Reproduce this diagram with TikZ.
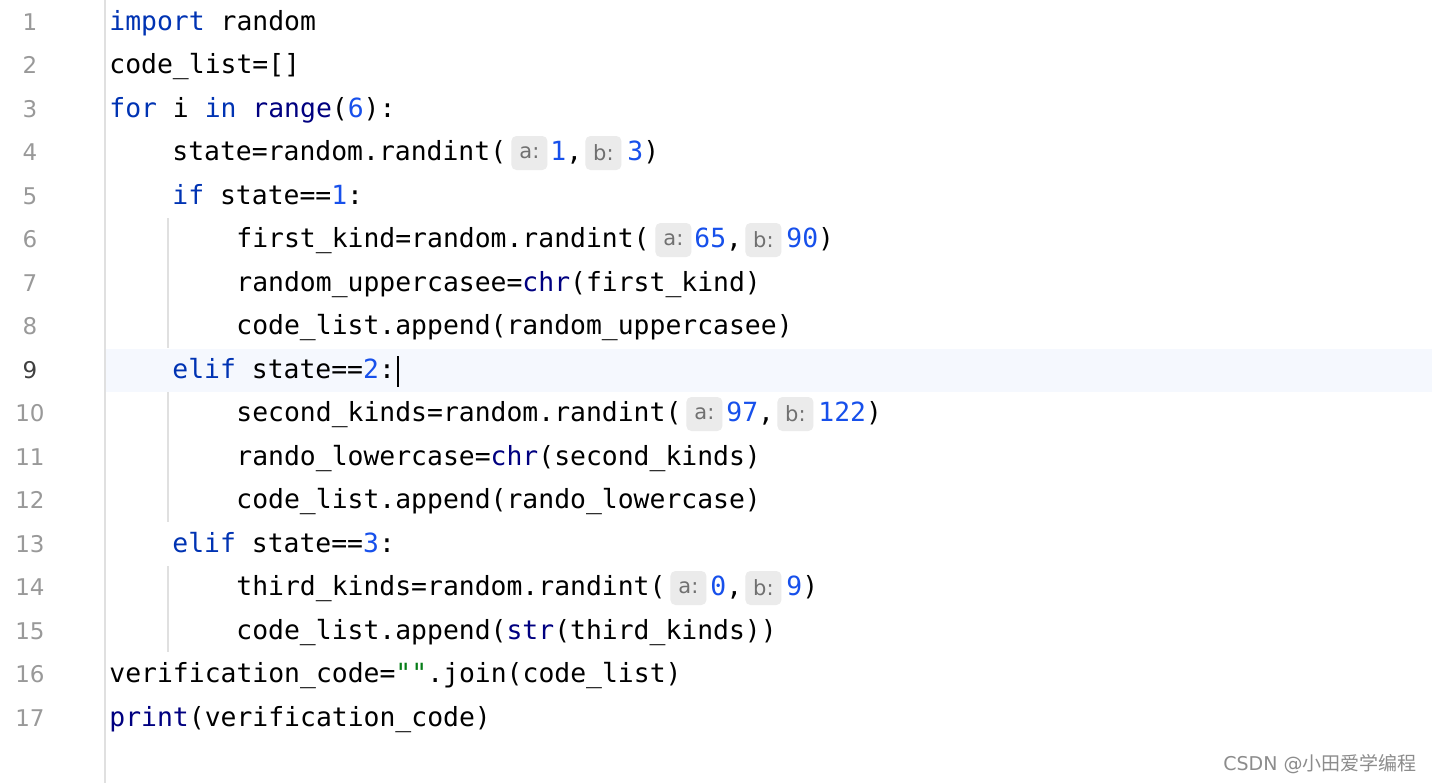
\documentclass[tikz,border=0pt]{standalone}
\usepackage{fontspec}
\setmonofont{DejaVu Sans Mono}
\newfontfamily\cjk{Noto Sans CJK SC}
\setsansfont{DejaVu Sans}
\definecolor{kw}{HTML}{0033B3}
\definecolor{num}{HTML}{1750EB}
\definecolor{bi}{HTML}{000080}
\definecolor{strc}{HTML}{067D17}
\definecolor{lnum}{HTML}{999999}
\definecolor{hintbg}{HTML}{EBEBEB}
\definecolor{hintfg}{HTML}{707070}
\definecolor{curline}{HTML}{F5F8FE}
\begin{document}
\begin{tikzpicture}[x=0.5pt,y=-0.5pt,
  code/.style={anchor=base west,inner sep=0,font=\fontsize{13.2pt}{15pt}\ttfamily,text=black},
  ln/.style={anchor=base,inner sep=0,font=\fontsize{11.5pt}{14pt}\sffamily,text=lnum},
  hint/.style={fill=hintbg,rounded corners=2.5pt,minimum width=18pt,minimum height=17pt,inner sep=0,font=\fontsize{10.5pt}{12pt}\sffamily,text=hintfg,anchor=west}]
\fill[white] (0,0) rectangle (1432,783);
\useasboundingbox (0,0) rectangle (1432,783);
\fill[curline] (105,349) rectangle (1432,392);
\draw[black!12,line width=0.6pt] (105,0) -- (105,783);
\foreach \n in {1,...,17}{
  \pgfmathsetmacro\yy{22+(\n-1)*43.5+8}
  \ifnum\n=9
    \node[ln,text=black!75] (l\n) at (30,\yy) {\n};
  \else
    \node[ln] (l\n) at (30,\yy) {\n};
  \fi
}
% indent guides
\draw[black!12,line width=0.6pt] (168,218) -- (168,348);
\draw[black!12,line width=0.6pt] (168,392) -- (168,522);
\draw[black!12,line width=0.6pt] (168,566) -- (168,652);
\def\Y#1{\numexpr 22+(#1-1)*87/2+8\relax}
\node[code] (c1) at (109,30) {{\color{kw}import} random};
\node[code] (c2) at (109,73.5) {code\_list=[]};
\node[code] (c3) at (109,117) {{\color{kw}for} i {\color{kw}in} {\color{bi}range}({\color{num}6}):};
% line 4
\node[code] (c4a) at (172,160.5) {state=random.randint(};
\node[hint] (h4a) at (511,153) {a:};
\node[code] (c4b) at (550,160.5) {{\color{num}1},};
\node[hint] (h4b) at (585,153) {b:};
\node[code] (c4c) at (627,160.5) {{\color{num}3})};
\node[code] (c5) at (172,204) {{\color{kw}if} state=={\color{num}1}:};
% line 6
\node[code] (c6a) at (236,247.5) {first\_kind=random.randint(};
\node[hint] (h6a) at (655,240) {a:};
\node[code] (c6b) at (694,247.5) {{\color{num}65},};
\node[hint] (h6b) at (745,240) {b:};
\node[code] (c6c) at (786,247.5) {{\color{num}90})};
\node[code] (c7) at (236,291) {random\_uppercasee={\color{bi}chr}(first\_kind)};
\node[code] (c8) at (236,334.5) {code\_list.append(random\_uppercasee)};
\node[code] (c9) at (172,378) {{\color{kw}elif} state=={\color{num}2}:};
\draw[black,line width=1pt] (398,356) -- (398,387);
% line 10
\node[code] (c10a) at (236,421.5) {second\_kinds=random.randint(};
\node[hint] (h10a) at (686,414) {a:};
\node[code] (c10b) at (726,421.5) {{\color{num}97},};
\node[hint] (h10b) at (777,414) {b:};
\node[code] (c10c) at (818,421.5) {{\color{num}122})};
\node[code] (c11) at (236,465) {rando\_lowercase={\color{bi}chr}(second\_kinds)};
\node[code] (c12) at (236,508.5) {code\_list.append(rando\_lowercase)};
\node[code] (c13) at (172,552) {{\color{kw}elif} state=={\color{num}3}:};
% line 14
\node[code] (c14a) at (236,595.5) {third\_kinds=random.randint(};
\node[hint] (h14a) at (670,588) {a:};
\node[code] (c14b) at (710,595.5) {{\color{num}0},};
\node[hint] (h14b) at (745,588) {b:};
\node[code] (c14c) at (786,595.5) {{\color{num}9})};
\node[code] (c15) at (236,639) {code\_list.append({\color{bi}str}(third\_kinds))};
\node[code] (c16) at (109,682.5) {verification\_code={\color{strc}""}.join(code\_list)};
\node[code] (c17) at (109,726) {{\color{bi}print}(verification\_code)};
\node[anchor=east,inner sep=0,font=\fontsize{9.5pt}{11pt}\sffamily,text=black!45] (wm) at (1417,764) {CSDN @{\cjk 小田爱学编程}};
\end{tikzpicture}
\end{document}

::::::

Your task is to repeat the material above exactly, without its pictures.

== EXERCISE SOLUTION ==
Reproduce this diagram with TikZ.
\documentclass[tikz,border=0pt]{standalone}
\usepackage{fontspec}
\setmonofont{DejaVu Sans Mono}
\newfontfamily\cjk{Noto Sans CJK SC}
\setsansfont{DejaVu Sans}
\definecolor{kw}{HTML}{0033B3}
\definecolor{num}{HTML}{1750EB}
\definecolor{bi}{HTML}{000080}
\definecolor{strc}{HTML}{067D17}
\definecolor{lnum}{HTML}{999999}
\definecolor{hintbg}{HTML}{EBEBEB}
\definecolor{hintfg}{HTML}{707070}
\definecolor{curline}{HTML}{F5F8FE}
\begin{document}
\begin{tikzpicture}[x=0.5pt,y=-0.5pt,
  code/.style={anchor=base west,inner sep=0,font=\fontsize{13.2pt}{15pt}\ttfamily,text=black},
  ln/.style={anchor=base,inner sep=0,font=\fontsize{11.5pt}{14pt}\sffamily,text=lnum},
  hint/.style={fill=hintbg,rounded corners=2.5pt,minimum width=18pt,minimum height=17pt,inner sep=0,font=\fontsize{10.5pt}{12pt}\sffamily,text=hintfg,anchor=west}]
\fill[white] (0,0) rectangle (1432,783);
\useasboundingbox (0,0) rectangle (1432,783);
\fill[curline] (105,349) rectangle (1432,392);
\draw[black!12,line width=0.6pt] (105,0) -- (105,783);
\foreach \n in {1,...,17}{
  \pgfmathsetmacro\yy{22+(\n-1)*43.5+8}
  \ifnum\n=9
    \node[ln,text=black!75] (l\n) at (30,\yy) {\n};
  \else
    \node[ln] (l\n) at (30,\yy) {\n};
  \fi
}
% indent guides
\draw[black!12,line width=0.6pt] (168,218) -- (168,348);
\draw[black!12,line width=0.6pt] (168,392) -- (168,522);
\draw[black!12,line width=0.6pt] (168,566) -- (168,652);
\def\Y#1{\numexpr 22+(#1-1)*87/2+8\relax}
\node[code] (c1) at (109,30) {{\color{kw}import} random};
\node[code] (c2) at (109,73.5) {code\_list=[]};
\node[code] (c3) at (109,117) {{\color{kw}for} i {\color{kw}in} {\color{bi}range}({\color{num}6}):};
% line 4
\node[code] (c4a) at (172,160.5) {state=random.randint(};
\node[hint] (h4a) at (511,153) {a:};
\node[code] (c4b) at (550,160.5) {{\color{num}1},};
\node[hint] (h4b) at (585,153) {b:};
\node[code] (c4c) at (627,160.5) {{\color{num}3})};
\node[code] (c5) at (172,204) {{\color{kw}if} state=={\color{num}1}:};
% line 6
\node[code] (c6a) at (236,247.5) {first\_kind=random.randint(};
\node[hint] (h6a) at (655,240) {a:};
\node[code] (c6b) at (694,247.5) {{\color{num}65},};
\node[hint] (h6b) at (745,240) {b:};
\node[code] (c6c) at (786,247.5) {{\color{num}90})};
\node[code] (c7) at (236,291) {random\_uppercasee={\color{bi}chr}(first\_kind)};
\node[code] (c8) at (236,334.5) {code\_list.append(random\_uppercasee)};
\node[code] (c9) at (172,378) {{\color{kw}elif} state=={\color{num}2}:};
\draw[black,line width=1pt] (398,356) -- (398,387);
% line 10
\node[code] (c10a) at (236,421.5) {second\_kinds=random.randint(};
\node[hint] (h10a) at (686,414) {a:};
\node[code] (c10b) at (726,421.5) {{\color{num}97},};
\node[hint] (h10b) at (777,414) {b:};
\node[code] (c10c) at (818,421.5) {{\color{num}122})};
\node[code] (c11) at (236,465) {rando\_lowercase={\color{bi}chr}(second\_kinds)};
\node[code] (c12) at (236,508.5) {code\_list.append(rando\_lowercase)};
\node[code] (c13) at (172,552) {{\color{kw}elif} state=={\color{num}3}:};
% line 14
\node[code] (c14a) at (236,595.5) {third\_kinds=random.randint(};
\node[hint] (h14a) at (670,588) {a:};
\node[code] (c14b) at (710,595.5) {{\color{num}0},};
\node[hint] (h14b) at (745,588) {b:};
\node[code] (c14c) at (786,595.5) {{\color{num}9})};
\node[code] (c15) at (236,639) {code\_list.append({\color{bi}str}(third\_kinds))};
\node[code] (c16) at (109,682.5) {verification\_code={\color{strc}""}.join(code\_list)};
\node[code] (c17) at (109,726) {{\color{bi}print}(verification\_code)};
\node[anchor=east,inner sep=0,font=\fontsize{9.5pt}{11pt}\sffamily,text=black!45] (wm) at (1417,764) {CSDN @{\cjk 小田爱学编程}};
\end{tikzpicture}
\end{document}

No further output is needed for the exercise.